Question

$$ {\displaystyle 2(9-3(-2x-4))=12x+42}$$

Answer

**step1** Understanding the problem

The problem presents an equation with an unknown value 'x': $$2(9-3(-2x-4))=12x+42$$. Our goal is to find the specific number that 'x' represents, which makes both sides of the equation equal.

**step2** Simplifying the innermost part of the left side

We begin by simplifying the expression inside the innermost parentheses on the left side, which is $$-2x-4$$. This expression is then multiplied by $$-3$$.
We apply the multiplication:
$$-3 \times (-2x) = 6x$$
$$-3 \times (-4) = 12$$
So, the term $$-3(-2x-4)$$ simplifies to $$6x + 12$$.

**step3** Simplifying the expression within the main parentheses on the left side

Now, we substitute the simplified part back into the main parentheses: $$9 - (6x + 12)$$.
When we subtract a sum of terms in parentheses, it's equivalent to subtracting each term individually. So, $$9 - (6x + 12)$$ becomes $$9 - 6x - 12$$.
Next, we combine the constant numbers: $$9 - 12 = -3$$.
Therefore, the entire expression inside the main parentheses simplifies to $$-3 - 6x$$.

**step4** Simplifying the entire left side of the equation

The equation now has $$2(-3 - 6x)$$ on the left side.
We distribute the $$2$$ to each term inside these parentheses:
$$2 \times (-3) = -6$$
$$2 \times (-6x) = -12x$$
So, the entire left side of the equation simplifies to $$-6 - 12x$$.

**step5** Setting up the simplified equation

After simplifying the left side, the equation becomes:
$$-6 - 12x = 12x + 42$$
Our task is to find the value of 'x' that makes this balance true.

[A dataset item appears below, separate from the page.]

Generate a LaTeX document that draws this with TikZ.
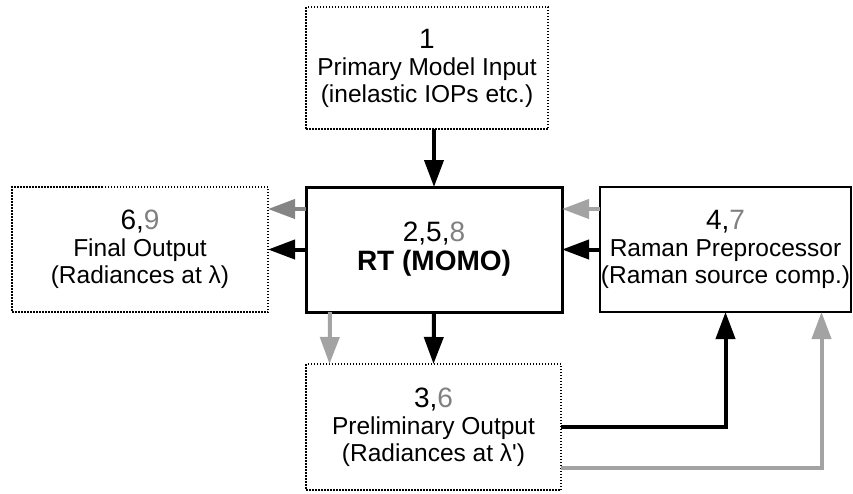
\documentclass[tikz,border=0pt]{standalone}
\usepackage{fontspec}
\setmainfont{Liberation Sans}
\usetikzlibrary{arrows.meta,calc}
\definecolor{numgray}{HTML}{808080}
\definecolor{grayA}{HTML}{858585}
\definecolor{grayB}{HTML}{A3A3A3}
\newcommand{\numfont}{\fontsize{28}{30}\selectfont}
\begin{document}
\begin{tikzpicture}[x=1pt,y=-1pt,
  box/.style={draw,rectangle,inner sep=0pt,outer sep=0pt,align=center,
    font=\fontsize{24.5}{27}\selectfont},
  dotbox/.style={box,line width=1.5pt,dash pattern=on 1.5pt off 1.5pt},
  mainbox/.style={box,line width=3pt},
  plainbox/.style={box,line width=1.8pt},
  arr/.style={line width=4pt,-{Triangle[length=27pt,width=19pt]}},
  blk/.style={arr,black},
  gryA/.style={arr,grayA},
  gryB/.style={arr,grayB}]
\useasboundingbox (0,0) rectangle (853,493);

\node[dotbox,minimum width=242pt,minimum height=122pt] (top) at (427,68)
  {{\numfont 1}\\Primary Model Input\\(inelastic IOPs etc.)};
\node[dotbox,minimum width=256pt,minimum height=125pt] (left) at (140,249.5)
  {{\numfont 6,\textcolor{numgray}{9}}\\Final Output\\(Radiances at λ)};
\node[mainbox,minimum width=256pt,minimum height=125pt] (ctr) at (434,249.5)
  {{\numfont 2,5,\textcolor{numgray}{8}}\\[2pt]{\numfont\bfseries RT (MOMO)}};
\node[plainbox,minimum width=251pt,minimum height=125pt] (right) at (725.5,249.5)
  {{\numfont 4,\textcolor{numgray}{7}}\\Raman Preprocessor\\(Raman source comp.)};
\node[dotbox,minimum width=255pt,minimum height=126pt] (bot) at (433.5,427)
  {{\numfont 3,\textcolor{numgray}{6}}\\Preliminary Output\\(Radiances at λ\textquotesingle)};

% top -> center
\draw[blk] (ctr.north |- top.south) -- (ctr.north);
% center -> left
\draw[gryA] ([yshift=40.5pt]ctr.west) -- ([yshift=40.5pt]left.east);
\draw[blk] (ctr.west) -- (left.east);
% right -> center
\draw[gryB] ([yshift=40.5pt]right.west) -- ([yshift=40.5pt]ctr.east);
\draw[blk] (right.west) -- (ctr.east);
% center -> bottom
\draw[gryB] ([xshift=-104pt]ctr.south) -- ([xshift=-104pt]bot.north);
\draw[blk] (ctr.south) -- (bot.north);
% bottom -> right
\draw[blk] (bot.east) -| (right.south);
\draw[gryB] ([yshift=-41pt]bot.east) -| ([xshift=96pt]right.south);
\end{tikzpicture}
\end{document}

**step6** Gathering terms with 'x' on one side

To gather all terms containing 'x' on one side of the equation, we can add $$12x$$ to both sides. This maintains the balance of the equation.
Starting with $$-6 - 12x = 12x + 42$$:
Adding $$12x$$ to the left side: $$-6 - 12x + 12x = -6$$.
Adding $$12x$$ to the right side: $$12x + 42 + 12x = 24x + 42$$.
So, the equation transforms into: $$-6 = 24x + 42$$.

**step7** Gathering constant terms on the other side

To gather all constant numbers on the opposite side of the equation, we can subtract $$42$$ from both sides. This also maintains the balance of the equation.
Starting with $$-6 = 24x + 42$$:
Subtracting $$42$$ from the left side: $$-6 - 42 = -48$$.
Subtracting $$42$$ from the right side: $$24x + 42 - 42 = 24x$$.
So, the equation simplifies to: $$-48 = 24x$$.

**step8** Solving for 'x'

Now we have $$-48 = 24x$$. To find the value of 'x', we need to divide both sides of the equation by $$24$$.
On the left side: $$\frac{-48}{24} = -2$$.
On the right side: $$\frac{24x}{24} = x$$.
Therefore, the value of 'x' that satisfies the equation is $$-2$$.